■ **Task to carry out**
Using the records below, copy exactly the part that opens with the line holding "Output the web page that produces this picture with Chart.js." and closes with the line holding "80, 90, 100];", minus the pictures.

[Rows from a dataset of charts and code]
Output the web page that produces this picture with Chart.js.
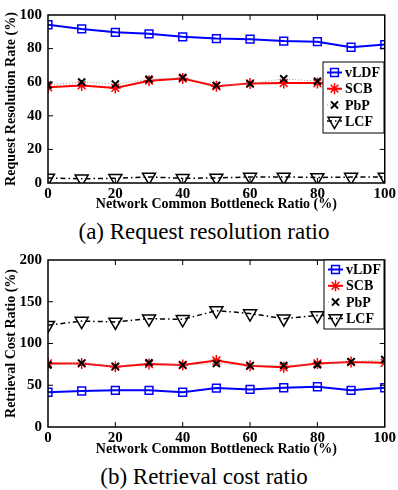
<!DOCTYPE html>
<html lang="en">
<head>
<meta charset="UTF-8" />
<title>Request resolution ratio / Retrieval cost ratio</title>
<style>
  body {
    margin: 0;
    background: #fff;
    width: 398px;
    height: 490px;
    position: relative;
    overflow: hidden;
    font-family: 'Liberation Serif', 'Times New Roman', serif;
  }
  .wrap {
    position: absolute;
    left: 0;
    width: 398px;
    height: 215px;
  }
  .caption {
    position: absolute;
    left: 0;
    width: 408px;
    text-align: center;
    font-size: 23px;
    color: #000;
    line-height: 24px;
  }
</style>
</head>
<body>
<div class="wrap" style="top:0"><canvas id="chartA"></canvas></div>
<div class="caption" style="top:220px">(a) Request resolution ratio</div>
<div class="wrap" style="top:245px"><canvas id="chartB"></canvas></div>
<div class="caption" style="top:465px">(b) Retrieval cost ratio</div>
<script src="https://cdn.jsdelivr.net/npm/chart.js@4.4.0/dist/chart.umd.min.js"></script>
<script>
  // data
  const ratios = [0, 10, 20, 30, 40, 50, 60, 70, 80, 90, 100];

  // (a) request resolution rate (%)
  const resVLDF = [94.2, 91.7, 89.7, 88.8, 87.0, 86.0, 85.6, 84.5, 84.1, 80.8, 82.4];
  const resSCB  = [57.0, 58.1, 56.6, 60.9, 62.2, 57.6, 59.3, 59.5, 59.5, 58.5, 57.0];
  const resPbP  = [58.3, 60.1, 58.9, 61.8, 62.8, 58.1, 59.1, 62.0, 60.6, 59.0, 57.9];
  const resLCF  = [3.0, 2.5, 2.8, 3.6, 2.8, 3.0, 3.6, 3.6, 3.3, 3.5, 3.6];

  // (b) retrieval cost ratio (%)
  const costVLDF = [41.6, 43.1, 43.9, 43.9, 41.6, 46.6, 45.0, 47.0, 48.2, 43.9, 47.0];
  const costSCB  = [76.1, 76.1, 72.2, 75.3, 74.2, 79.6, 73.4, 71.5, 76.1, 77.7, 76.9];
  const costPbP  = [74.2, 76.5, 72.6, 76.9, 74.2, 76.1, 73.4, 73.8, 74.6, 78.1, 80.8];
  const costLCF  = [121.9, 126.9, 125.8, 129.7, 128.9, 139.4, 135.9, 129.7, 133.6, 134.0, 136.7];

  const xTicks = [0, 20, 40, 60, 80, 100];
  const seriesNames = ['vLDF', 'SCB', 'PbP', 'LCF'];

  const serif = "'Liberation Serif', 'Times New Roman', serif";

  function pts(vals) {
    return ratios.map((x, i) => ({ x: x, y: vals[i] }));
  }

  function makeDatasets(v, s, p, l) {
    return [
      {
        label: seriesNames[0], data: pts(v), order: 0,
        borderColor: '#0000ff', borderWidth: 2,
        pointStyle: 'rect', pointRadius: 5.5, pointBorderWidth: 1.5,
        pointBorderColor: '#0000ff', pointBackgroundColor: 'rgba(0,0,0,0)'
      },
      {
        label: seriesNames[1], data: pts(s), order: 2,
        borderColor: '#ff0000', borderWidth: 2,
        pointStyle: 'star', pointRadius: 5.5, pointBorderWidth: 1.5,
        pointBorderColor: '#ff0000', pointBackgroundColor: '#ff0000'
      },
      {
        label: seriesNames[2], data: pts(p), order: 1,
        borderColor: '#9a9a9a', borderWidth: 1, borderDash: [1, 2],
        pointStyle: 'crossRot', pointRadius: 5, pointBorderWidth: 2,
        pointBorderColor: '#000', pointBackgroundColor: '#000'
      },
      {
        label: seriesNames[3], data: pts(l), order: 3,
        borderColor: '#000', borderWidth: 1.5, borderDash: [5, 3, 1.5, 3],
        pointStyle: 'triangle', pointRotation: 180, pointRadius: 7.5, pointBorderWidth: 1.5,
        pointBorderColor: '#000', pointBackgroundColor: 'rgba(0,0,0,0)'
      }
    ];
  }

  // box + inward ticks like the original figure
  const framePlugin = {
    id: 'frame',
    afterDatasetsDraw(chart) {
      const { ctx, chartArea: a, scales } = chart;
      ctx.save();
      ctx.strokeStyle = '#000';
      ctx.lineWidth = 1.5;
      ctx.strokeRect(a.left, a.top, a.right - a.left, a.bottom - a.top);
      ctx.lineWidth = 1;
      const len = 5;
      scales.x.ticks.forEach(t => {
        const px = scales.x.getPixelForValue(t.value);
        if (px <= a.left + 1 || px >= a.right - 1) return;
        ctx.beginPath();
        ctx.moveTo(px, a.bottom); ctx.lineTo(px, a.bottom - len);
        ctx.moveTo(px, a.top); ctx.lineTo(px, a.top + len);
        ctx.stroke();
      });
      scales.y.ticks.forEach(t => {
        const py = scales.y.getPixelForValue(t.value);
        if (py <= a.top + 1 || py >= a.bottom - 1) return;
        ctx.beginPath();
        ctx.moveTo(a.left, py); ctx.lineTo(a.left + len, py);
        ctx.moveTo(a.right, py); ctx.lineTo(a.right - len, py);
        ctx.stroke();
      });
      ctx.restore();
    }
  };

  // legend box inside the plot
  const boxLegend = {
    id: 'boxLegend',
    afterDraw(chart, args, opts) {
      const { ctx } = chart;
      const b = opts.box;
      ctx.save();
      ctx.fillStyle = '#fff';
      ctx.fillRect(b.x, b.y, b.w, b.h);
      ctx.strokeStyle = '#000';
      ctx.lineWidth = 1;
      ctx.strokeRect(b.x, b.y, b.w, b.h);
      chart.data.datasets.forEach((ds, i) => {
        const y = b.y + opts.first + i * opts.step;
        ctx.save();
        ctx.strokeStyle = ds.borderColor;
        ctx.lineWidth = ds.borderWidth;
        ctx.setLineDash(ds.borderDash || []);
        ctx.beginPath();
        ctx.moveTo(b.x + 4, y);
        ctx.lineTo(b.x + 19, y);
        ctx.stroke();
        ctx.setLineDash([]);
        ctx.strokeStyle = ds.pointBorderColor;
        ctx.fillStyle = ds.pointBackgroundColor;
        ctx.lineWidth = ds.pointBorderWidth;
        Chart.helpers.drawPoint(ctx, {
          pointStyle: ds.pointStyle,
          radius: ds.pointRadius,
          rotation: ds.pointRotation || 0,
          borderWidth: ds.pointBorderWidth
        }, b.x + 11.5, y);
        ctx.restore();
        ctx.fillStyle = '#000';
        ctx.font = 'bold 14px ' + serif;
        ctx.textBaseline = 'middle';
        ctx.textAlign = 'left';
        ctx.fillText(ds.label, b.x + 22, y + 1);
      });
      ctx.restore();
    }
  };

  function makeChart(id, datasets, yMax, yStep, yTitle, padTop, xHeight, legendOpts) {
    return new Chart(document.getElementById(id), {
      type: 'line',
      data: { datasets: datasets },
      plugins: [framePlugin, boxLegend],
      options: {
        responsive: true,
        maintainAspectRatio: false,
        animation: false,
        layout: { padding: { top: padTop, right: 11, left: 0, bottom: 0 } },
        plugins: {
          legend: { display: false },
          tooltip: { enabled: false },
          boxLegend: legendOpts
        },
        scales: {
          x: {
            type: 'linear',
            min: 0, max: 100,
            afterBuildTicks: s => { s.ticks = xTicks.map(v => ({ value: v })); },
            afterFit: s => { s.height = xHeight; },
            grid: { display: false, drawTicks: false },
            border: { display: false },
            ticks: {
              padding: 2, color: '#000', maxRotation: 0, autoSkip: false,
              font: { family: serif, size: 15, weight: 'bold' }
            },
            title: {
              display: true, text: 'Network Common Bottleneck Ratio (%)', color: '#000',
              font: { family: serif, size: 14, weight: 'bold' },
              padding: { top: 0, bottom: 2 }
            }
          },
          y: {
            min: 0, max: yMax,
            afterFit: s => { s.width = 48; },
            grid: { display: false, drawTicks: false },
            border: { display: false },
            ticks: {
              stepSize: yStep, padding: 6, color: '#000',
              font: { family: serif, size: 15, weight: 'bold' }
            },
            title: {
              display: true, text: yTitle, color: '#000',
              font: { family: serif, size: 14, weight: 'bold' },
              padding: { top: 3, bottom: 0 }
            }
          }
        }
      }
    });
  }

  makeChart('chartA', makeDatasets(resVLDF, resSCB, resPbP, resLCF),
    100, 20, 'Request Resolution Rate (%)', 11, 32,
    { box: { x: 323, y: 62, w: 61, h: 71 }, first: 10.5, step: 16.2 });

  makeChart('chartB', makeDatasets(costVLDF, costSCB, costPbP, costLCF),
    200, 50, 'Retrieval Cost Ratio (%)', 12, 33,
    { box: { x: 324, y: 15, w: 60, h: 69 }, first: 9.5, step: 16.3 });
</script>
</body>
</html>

--

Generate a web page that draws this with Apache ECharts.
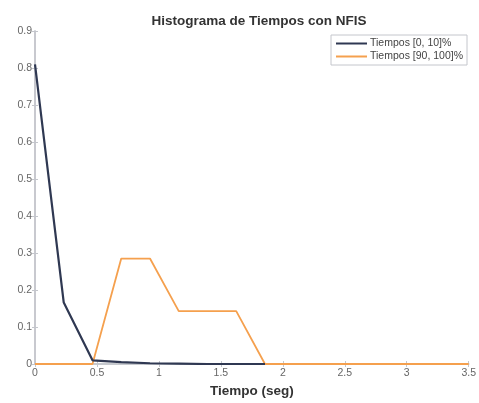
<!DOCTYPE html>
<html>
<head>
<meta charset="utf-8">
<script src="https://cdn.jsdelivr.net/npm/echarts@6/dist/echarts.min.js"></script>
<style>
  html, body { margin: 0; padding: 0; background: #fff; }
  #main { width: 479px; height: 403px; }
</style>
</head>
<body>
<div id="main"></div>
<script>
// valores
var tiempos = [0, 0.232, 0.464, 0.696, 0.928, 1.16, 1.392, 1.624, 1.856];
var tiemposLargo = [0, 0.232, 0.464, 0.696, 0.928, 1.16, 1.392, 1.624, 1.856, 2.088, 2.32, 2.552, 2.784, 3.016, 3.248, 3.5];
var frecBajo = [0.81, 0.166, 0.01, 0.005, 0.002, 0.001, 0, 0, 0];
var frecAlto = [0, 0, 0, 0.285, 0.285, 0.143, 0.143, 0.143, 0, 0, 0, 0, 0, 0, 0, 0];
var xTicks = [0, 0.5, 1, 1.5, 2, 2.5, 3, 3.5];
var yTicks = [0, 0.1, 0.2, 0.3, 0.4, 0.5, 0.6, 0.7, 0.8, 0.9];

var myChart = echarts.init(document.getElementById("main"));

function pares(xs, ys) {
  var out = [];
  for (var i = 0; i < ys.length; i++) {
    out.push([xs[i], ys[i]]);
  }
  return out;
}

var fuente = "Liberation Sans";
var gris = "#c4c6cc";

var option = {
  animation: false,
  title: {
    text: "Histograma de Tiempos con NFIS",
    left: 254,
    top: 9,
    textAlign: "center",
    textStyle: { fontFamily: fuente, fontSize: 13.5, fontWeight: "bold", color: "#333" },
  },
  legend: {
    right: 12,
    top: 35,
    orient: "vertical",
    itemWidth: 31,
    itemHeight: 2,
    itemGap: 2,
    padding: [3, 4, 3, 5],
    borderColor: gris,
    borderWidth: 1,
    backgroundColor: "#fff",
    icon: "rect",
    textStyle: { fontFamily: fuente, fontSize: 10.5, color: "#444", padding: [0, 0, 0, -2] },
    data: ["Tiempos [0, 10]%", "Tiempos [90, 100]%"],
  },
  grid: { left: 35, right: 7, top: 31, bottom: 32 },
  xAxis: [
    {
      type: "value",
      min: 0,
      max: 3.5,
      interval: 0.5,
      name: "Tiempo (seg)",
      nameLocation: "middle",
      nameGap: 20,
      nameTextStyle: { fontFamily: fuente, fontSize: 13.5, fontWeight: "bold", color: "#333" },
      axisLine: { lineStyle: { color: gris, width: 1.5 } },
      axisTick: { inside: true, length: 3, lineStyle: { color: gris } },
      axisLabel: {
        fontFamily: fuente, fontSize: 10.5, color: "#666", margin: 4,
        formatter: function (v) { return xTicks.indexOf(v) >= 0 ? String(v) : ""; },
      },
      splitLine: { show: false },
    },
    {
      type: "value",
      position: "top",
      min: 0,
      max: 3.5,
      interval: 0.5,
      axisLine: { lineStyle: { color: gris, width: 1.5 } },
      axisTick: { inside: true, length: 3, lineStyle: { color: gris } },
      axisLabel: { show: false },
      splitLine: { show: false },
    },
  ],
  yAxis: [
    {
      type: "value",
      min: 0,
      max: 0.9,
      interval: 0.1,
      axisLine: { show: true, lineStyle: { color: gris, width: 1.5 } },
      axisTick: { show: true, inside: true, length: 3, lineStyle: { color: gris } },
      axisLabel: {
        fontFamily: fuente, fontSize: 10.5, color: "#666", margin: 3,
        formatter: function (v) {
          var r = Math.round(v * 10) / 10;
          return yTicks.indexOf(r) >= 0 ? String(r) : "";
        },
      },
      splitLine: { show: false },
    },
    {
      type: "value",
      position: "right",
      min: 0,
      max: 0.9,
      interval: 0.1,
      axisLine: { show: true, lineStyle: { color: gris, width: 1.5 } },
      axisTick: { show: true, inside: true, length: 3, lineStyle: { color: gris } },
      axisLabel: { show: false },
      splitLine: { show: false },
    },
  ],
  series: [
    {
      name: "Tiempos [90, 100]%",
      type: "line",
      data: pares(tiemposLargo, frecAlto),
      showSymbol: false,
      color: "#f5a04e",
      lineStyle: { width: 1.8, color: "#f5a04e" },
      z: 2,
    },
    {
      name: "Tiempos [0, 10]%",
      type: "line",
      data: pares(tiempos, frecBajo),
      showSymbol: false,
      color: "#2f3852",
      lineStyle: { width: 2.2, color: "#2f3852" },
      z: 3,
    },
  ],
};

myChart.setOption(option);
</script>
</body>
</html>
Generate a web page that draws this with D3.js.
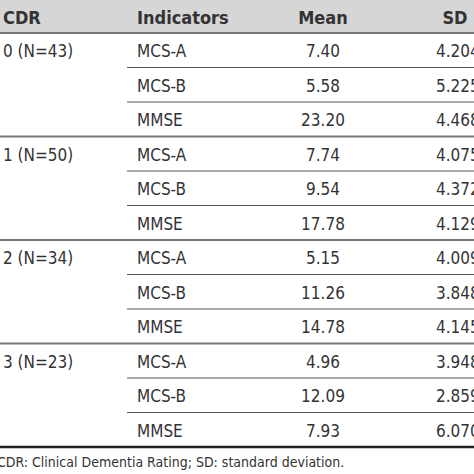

--

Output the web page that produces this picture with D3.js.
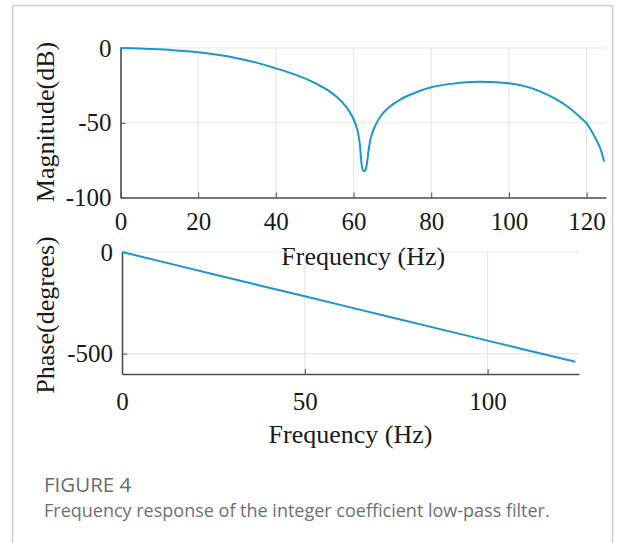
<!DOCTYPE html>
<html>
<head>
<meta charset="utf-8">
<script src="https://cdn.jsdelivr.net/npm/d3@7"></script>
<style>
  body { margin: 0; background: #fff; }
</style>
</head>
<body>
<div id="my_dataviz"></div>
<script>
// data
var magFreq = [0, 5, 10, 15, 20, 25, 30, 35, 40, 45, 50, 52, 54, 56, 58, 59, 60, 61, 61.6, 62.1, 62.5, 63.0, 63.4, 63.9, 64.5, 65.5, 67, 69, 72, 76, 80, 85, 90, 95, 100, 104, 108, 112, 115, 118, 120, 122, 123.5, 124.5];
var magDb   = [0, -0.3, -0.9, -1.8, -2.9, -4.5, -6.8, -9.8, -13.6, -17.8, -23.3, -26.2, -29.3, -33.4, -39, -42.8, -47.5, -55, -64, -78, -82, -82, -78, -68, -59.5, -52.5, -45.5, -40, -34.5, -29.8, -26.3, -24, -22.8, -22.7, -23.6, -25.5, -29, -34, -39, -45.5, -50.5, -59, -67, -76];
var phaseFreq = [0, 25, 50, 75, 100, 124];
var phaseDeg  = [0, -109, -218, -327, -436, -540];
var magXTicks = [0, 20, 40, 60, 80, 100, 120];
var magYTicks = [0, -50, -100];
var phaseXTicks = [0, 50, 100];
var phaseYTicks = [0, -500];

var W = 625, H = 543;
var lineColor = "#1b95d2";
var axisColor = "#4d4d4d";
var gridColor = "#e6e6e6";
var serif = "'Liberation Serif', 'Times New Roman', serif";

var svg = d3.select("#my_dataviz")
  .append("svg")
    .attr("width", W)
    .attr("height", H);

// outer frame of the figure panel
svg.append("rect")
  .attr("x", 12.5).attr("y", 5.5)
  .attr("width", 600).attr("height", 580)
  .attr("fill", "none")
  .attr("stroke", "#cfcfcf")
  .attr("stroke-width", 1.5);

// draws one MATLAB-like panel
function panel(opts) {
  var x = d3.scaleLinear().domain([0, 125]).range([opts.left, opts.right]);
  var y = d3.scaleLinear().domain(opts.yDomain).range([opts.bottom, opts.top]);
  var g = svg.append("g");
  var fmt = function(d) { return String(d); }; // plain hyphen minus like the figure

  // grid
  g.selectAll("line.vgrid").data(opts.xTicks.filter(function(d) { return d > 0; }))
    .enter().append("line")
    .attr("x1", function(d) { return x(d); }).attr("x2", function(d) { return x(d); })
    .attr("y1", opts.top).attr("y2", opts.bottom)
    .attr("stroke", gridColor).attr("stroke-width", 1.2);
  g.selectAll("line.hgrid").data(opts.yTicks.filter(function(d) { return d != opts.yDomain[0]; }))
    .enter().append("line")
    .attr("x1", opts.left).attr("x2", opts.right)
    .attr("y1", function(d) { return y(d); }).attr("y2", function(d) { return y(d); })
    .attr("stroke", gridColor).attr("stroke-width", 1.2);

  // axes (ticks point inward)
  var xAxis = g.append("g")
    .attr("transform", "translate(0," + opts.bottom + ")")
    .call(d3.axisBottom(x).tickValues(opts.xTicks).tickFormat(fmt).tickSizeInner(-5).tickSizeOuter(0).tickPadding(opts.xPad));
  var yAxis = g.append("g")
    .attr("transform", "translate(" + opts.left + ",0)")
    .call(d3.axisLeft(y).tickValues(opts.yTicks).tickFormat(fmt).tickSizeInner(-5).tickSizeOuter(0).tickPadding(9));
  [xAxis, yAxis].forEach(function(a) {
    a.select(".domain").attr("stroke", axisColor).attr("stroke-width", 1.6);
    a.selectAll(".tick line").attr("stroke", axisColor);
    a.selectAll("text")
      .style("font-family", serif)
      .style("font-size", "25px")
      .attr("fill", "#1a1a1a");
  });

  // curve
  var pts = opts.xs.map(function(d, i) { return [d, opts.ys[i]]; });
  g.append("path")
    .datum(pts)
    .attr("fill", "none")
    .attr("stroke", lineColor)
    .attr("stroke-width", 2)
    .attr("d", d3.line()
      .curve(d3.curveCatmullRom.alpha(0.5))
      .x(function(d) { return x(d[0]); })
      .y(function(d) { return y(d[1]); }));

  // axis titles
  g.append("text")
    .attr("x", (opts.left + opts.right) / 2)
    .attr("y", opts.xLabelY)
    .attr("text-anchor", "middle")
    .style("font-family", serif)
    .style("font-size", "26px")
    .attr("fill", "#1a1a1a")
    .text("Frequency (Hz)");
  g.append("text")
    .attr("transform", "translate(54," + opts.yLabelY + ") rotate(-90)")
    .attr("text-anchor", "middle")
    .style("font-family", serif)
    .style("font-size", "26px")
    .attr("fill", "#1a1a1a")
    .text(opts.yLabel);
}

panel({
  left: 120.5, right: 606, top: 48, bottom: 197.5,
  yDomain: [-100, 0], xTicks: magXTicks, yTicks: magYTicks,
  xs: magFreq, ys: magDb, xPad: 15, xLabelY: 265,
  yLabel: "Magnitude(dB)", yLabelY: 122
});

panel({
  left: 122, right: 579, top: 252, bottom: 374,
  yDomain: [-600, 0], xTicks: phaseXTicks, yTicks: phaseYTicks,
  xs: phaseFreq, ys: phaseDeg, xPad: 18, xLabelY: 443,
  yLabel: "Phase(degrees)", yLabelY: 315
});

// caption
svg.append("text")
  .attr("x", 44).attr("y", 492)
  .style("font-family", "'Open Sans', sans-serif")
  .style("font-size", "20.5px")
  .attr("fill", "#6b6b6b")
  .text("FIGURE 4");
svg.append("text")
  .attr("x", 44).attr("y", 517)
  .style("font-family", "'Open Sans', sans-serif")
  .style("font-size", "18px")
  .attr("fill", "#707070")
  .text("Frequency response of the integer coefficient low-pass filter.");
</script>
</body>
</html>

■ **The result**
Output the web page that produces this picture with Chart.js.
<!DOCTYPE html>
<html lang="en">
<head>
<meta charset="UTF-8" />
<title>Request resolution ratio / Retrieval cost ratio</title>
<style>
  body {
    margin: 0;
    background: #fff;
    width: 398px;
    height: 490px;
    position: relative;
    overflow: hidden;
    font-family: 'Liberation Serif', 'Times New Roman', serif;
  }
  .wrap {
    position: absolute;
    left: 0;
    width: 398px;
    height: 215px;
  }
  .caption {
    position: absolute;
    left: 0;
    width: 408px;
    text-align: center;
    font-size: 23px;
    color: #000;
    line-height: 24px;
  }
</style>
</head>
<body>
<div class="wrap" style="top:0"><canvas id="chartA"></canvas></div>
<div class="caption" style="top:220px">(a) Request resolution ratio</div>
<div class="wrap" style="top:245px"><canvas id="chartB"></canvas></div>
<div class="caption" style="top:465px">(b) Retrieval cost ratio</div>
<script src="https://cdn.jsdelivr.net/npm/chart.js@4.4.0/dist/chart.umd.min.js"></script>
<script>
  // data
  const ratios = [0, 10, 20, 30, 40, 50, 60, 70, 80, 90, 100];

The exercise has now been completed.